Plotting code records:
——————————
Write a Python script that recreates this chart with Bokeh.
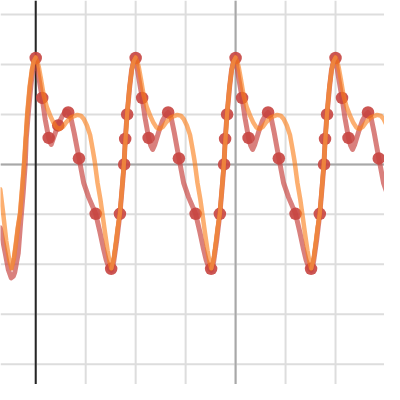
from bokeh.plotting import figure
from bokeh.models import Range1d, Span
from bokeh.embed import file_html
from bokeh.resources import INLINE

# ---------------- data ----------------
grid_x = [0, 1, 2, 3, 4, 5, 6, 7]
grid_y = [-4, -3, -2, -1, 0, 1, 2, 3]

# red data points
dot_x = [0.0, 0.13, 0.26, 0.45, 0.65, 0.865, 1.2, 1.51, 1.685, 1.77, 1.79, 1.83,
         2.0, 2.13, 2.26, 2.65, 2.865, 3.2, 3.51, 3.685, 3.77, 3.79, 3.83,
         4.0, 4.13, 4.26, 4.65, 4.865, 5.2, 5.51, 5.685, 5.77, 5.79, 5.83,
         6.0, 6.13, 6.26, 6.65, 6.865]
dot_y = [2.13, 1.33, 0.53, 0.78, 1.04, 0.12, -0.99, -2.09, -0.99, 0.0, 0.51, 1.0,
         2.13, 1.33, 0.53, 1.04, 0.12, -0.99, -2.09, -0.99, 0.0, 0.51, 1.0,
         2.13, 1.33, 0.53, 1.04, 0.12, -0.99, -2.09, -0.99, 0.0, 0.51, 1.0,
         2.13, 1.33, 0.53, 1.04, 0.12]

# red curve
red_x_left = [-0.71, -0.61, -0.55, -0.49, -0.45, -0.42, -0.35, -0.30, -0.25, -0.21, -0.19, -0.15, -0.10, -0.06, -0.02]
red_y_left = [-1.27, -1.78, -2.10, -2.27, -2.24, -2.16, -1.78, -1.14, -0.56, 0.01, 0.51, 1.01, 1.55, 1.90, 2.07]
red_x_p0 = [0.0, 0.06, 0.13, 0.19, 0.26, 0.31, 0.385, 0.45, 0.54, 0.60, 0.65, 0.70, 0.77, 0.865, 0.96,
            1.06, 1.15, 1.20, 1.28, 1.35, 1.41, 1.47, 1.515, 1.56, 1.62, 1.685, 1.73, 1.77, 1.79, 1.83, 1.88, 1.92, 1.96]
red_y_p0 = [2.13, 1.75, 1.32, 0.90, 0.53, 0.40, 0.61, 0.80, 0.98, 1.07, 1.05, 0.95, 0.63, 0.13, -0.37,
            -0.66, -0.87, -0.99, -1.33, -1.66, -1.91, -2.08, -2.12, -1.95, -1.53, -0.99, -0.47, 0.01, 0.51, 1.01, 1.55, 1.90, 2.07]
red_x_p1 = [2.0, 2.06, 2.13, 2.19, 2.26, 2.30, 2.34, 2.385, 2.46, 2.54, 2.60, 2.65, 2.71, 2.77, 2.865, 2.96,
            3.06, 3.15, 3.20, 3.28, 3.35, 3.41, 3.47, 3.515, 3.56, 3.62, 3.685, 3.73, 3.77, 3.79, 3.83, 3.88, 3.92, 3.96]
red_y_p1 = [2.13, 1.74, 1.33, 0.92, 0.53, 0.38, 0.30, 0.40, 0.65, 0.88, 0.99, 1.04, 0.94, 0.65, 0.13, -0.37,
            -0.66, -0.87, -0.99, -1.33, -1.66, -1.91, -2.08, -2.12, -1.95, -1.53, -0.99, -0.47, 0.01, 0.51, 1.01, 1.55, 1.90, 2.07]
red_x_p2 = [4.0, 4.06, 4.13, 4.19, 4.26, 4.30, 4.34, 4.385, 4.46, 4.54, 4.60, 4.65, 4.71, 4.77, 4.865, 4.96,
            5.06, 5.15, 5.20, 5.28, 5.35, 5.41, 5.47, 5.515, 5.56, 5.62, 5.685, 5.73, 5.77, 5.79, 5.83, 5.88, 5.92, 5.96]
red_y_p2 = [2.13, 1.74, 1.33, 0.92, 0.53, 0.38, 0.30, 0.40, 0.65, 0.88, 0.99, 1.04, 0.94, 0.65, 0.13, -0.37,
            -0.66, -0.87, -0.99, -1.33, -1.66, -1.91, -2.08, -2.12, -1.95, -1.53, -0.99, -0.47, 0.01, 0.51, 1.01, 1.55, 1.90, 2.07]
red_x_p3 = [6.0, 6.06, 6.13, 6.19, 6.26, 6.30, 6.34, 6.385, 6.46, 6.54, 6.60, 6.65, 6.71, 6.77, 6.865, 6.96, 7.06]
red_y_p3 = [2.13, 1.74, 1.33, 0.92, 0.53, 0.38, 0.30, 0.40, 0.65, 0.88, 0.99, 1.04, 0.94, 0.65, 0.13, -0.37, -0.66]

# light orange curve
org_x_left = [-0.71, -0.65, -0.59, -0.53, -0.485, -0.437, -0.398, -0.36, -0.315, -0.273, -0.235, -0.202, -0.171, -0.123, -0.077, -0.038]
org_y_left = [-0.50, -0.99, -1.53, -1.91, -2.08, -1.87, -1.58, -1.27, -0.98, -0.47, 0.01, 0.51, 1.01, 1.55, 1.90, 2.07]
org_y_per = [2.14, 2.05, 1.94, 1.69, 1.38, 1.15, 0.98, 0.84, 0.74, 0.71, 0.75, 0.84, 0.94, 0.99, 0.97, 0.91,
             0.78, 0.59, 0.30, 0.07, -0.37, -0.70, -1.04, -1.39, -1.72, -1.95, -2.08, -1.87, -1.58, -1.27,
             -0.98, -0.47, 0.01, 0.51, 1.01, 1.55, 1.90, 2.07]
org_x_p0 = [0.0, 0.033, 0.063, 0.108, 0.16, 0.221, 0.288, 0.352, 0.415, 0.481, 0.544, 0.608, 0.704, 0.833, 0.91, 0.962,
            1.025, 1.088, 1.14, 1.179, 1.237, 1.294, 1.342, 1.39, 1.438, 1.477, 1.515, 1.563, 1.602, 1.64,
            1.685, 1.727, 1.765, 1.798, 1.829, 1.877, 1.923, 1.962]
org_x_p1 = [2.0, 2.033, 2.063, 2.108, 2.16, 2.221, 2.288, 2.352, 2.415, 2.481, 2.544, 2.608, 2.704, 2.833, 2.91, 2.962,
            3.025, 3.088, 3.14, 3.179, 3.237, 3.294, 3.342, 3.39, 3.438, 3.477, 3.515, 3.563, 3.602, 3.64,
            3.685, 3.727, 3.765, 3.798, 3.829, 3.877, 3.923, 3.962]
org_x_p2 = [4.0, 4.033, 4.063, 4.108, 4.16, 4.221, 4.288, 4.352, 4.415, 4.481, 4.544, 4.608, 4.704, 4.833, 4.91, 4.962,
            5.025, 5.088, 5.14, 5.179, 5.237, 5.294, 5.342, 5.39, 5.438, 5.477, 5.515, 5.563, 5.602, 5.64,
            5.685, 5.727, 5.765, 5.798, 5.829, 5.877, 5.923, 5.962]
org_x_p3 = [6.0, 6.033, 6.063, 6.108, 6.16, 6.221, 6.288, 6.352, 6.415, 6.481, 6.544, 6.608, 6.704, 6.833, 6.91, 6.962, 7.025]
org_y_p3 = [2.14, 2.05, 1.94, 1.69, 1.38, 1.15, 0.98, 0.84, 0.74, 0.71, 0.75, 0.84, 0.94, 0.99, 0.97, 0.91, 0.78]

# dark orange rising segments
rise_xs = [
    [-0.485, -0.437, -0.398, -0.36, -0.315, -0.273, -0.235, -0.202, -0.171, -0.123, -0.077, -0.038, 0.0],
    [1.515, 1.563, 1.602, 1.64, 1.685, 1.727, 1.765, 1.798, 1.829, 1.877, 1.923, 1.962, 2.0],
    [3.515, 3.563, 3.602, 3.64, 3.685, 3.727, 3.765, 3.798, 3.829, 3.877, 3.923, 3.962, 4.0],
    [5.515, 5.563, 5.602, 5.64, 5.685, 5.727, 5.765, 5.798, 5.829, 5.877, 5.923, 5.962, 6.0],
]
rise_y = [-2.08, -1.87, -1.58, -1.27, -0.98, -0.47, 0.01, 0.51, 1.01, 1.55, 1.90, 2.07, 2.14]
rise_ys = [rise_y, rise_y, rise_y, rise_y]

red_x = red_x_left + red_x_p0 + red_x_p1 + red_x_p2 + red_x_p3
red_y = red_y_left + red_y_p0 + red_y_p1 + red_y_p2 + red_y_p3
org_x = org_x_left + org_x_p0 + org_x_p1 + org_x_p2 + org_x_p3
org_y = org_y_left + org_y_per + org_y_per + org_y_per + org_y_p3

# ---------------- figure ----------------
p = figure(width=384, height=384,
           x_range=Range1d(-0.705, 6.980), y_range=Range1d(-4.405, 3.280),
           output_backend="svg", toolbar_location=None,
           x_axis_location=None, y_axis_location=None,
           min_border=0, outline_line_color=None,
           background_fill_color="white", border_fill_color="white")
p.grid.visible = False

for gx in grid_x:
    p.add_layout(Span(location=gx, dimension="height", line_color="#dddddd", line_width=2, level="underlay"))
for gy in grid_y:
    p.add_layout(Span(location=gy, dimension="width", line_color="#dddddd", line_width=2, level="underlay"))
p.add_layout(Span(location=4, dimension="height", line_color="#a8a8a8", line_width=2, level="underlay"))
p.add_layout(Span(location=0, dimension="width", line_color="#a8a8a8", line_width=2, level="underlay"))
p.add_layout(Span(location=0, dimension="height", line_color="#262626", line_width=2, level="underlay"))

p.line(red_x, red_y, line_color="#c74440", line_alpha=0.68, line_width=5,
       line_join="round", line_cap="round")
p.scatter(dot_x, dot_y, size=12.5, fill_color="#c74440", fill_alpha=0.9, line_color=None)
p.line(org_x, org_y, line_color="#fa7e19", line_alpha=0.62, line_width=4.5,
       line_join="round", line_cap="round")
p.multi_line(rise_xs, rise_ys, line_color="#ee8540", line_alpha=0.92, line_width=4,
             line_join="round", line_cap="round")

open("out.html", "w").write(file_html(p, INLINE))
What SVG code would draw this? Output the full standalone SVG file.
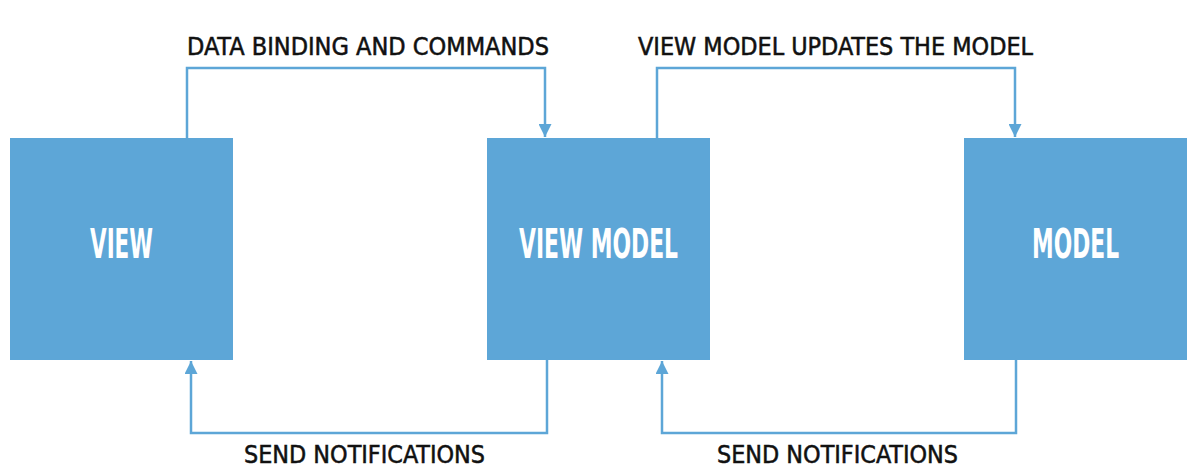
——————————
> [STATED TASK]: From the first line of the listing above, repeat every line through the one holding "2.13, 1.33, 0.53, 1.04, 0.12]". Both ends count, and pictures stay out.

> [TASK OUTPUT]:
Write a Python script that recreates this chart with Bokeh.
from bokeh.plotting import figure
from bokeh.models import Range1d, Span
from bokeh.embed import file_html
from bokeh.resources import INLINE

# ---------------- data ----------------
grid_x = [0, 1, 2, 3, 4, 5, 6, 7]
grid_y = [-4, -3, -2, -1, 0, 1, 2, 3]

# red data points
dot_x = [0.0, 0.13, 0.26, 0.45, 0.65, 0.865, 1.2, 1.51, 1.685, 1.77, 1.79, 1.83,
         2.0, 2.13, 2.26, 2.65, 2.865, 3.2, 3.51, 3.685, 3.77, 3.79, 3.83,
         4.0, 4.13, 4.26, 4.65, 4.865, 5.2, 5.51, 5.685, 5.77, 5.79, 5.83,
         6.0, 6.13, 6.26, 6.65, 6.865]
dot_y = [2.13, 1.33, 0.53, 0.78, 1.04, 0.12, -0.99, -2.09, -0.99, 0.0, 0.51, 1.0,
         2.13, 1.33, 0.53, 1.04, 0.12, -0.99, -2.09, -0.99, 0.0, 0.51, 1.0,
         2.13, 1.33, 0.53, 1.04, 0.12, -0.99, -2.09, -0.99, 0.0, 0.51, 1.0,
         2.13, 1.33, 0.53, 1.04, 0.12]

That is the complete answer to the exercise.